For broader financial education, government and university resources can help explain interest, loan servicing, and payoff concepts. See the Consumer Financial Protection Bureau at consumerfinance.gov, student financial literacy guidance from the University of California at berkeley.edu, and general money education materials from the U.S. government at usa.gov.
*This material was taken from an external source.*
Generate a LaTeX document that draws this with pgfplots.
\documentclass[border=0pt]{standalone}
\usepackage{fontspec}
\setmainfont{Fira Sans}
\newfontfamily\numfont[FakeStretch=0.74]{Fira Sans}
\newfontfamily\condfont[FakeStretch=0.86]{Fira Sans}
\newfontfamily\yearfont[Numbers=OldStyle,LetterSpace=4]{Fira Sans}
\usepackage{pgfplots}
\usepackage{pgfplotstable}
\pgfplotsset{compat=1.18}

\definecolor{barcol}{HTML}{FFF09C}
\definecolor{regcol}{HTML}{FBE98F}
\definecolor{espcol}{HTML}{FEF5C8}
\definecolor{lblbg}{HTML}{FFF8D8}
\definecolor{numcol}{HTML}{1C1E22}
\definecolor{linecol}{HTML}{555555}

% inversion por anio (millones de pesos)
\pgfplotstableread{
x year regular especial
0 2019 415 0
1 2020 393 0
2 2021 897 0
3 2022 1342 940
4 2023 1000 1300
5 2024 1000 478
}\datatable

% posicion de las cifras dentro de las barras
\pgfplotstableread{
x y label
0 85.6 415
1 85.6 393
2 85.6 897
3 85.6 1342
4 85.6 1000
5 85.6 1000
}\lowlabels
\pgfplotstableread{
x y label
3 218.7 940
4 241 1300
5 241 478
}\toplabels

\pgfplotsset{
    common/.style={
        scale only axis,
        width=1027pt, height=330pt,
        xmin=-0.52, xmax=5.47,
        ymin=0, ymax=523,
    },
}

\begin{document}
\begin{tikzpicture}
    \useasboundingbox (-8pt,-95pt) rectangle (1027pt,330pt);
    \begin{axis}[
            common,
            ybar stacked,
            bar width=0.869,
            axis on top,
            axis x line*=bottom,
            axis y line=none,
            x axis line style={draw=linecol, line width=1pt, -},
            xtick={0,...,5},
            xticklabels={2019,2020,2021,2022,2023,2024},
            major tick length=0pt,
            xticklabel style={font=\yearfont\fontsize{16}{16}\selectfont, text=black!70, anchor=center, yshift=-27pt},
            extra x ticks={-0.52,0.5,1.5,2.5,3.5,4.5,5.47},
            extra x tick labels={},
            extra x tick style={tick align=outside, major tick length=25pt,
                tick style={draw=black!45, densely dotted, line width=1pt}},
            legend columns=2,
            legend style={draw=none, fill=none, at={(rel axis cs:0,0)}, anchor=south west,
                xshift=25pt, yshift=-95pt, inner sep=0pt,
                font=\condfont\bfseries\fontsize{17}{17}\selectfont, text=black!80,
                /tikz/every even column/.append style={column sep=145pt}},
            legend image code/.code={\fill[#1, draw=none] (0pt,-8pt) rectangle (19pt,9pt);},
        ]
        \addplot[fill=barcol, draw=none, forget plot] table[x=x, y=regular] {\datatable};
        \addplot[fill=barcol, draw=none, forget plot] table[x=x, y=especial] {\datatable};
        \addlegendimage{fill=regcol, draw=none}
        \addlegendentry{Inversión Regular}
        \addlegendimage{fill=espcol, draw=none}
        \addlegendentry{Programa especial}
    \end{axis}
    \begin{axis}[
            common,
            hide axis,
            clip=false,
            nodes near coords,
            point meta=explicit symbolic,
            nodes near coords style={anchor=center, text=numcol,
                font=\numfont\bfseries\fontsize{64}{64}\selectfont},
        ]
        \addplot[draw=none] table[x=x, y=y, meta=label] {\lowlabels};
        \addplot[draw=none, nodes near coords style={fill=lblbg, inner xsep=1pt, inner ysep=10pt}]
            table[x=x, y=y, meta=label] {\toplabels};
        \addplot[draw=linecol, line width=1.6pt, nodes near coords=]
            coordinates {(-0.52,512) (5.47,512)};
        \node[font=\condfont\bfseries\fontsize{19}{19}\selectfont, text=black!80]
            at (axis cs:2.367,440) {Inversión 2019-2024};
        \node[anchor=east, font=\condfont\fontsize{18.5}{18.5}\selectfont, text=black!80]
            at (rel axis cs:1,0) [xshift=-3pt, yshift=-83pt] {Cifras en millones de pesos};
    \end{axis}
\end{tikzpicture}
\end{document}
Common mistakes when estimating a 10-day payoff
A lot of confusion comes from small but important errors. Here are some of the most common mistakes borrowers make:
- Using the monthly payment amount instead of the current principal balance
- Forgetting to convert APR from a percentage to a decimal
- Ignoring lender fees and title release costs
- Assuming the payoff remains fixed after the expiration date
- Overlooking pending or returned payments
- Confusing simple payoff estimates with official legal payoff statements
If your goal is only to estimate your payoff for planning purposes, an online calculator is useful. But if you are finalizing a sale, refinance, or transfer, always use the lender’s exact payoff quote.
Final answer: how do you calculate a 10 day payoff?
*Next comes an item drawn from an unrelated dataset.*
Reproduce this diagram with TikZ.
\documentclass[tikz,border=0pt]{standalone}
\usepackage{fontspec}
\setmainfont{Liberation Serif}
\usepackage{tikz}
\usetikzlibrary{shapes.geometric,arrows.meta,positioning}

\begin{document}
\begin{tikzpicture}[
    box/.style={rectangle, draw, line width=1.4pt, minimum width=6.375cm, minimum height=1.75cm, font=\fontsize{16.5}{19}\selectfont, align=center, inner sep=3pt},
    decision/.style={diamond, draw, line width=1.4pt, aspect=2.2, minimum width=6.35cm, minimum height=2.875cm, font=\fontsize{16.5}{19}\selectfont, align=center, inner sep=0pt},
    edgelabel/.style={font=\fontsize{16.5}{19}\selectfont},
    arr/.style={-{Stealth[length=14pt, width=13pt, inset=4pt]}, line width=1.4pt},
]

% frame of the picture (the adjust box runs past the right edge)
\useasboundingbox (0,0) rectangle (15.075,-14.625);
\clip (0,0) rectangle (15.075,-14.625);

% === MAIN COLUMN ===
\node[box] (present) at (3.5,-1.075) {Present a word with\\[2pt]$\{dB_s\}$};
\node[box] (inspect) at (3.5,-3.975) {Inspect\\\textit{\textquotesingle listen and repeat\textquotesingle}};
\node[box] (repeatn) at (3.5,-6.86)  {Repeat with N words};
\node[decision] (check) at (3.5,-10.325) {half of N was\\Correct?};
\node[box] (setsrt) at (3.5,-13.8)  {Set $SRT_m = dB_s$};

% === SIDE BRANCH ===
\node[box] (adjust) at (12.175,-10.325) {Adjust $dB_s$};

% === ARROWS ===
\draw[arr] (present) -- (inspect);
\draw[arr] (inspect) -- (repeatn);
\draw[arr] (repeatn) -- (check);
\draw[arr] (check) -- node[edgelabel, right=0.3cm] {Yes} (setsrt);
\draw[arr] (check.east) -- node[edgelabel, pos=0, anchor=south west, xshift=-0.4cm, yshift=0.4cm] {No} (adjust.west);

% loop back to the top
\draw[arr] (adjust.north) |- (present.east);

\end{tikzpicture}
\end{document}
To calculate a 10-day payoff, take your current loan balance, determine the daily interest charge by multiplying the balance by the APR and dividing by the lender’s day-count basis, multiply that daily amount by ten, and then add any fees or unpaid charges. In formula form:
10-day payoff = Current balance + (Current balance × APR ÷ 365 × 10) + fees
If your lender uses a 360-day basis, substitute 360 for 365. If the lender provides a per diem amount, use that figure directly. Most importantly, treat your result as an estimate unless it comes directly from the lender. The official payoff statement is the authoritative amount required to satisfy the debt within the stated time frame.
Use the calculator above to estimate your own payoff, compare scenarios, and understand how daily interest affects the total. The better you understand the mechanics, the easier it becomes to plan a sale, refinance, or early payoff without surprises.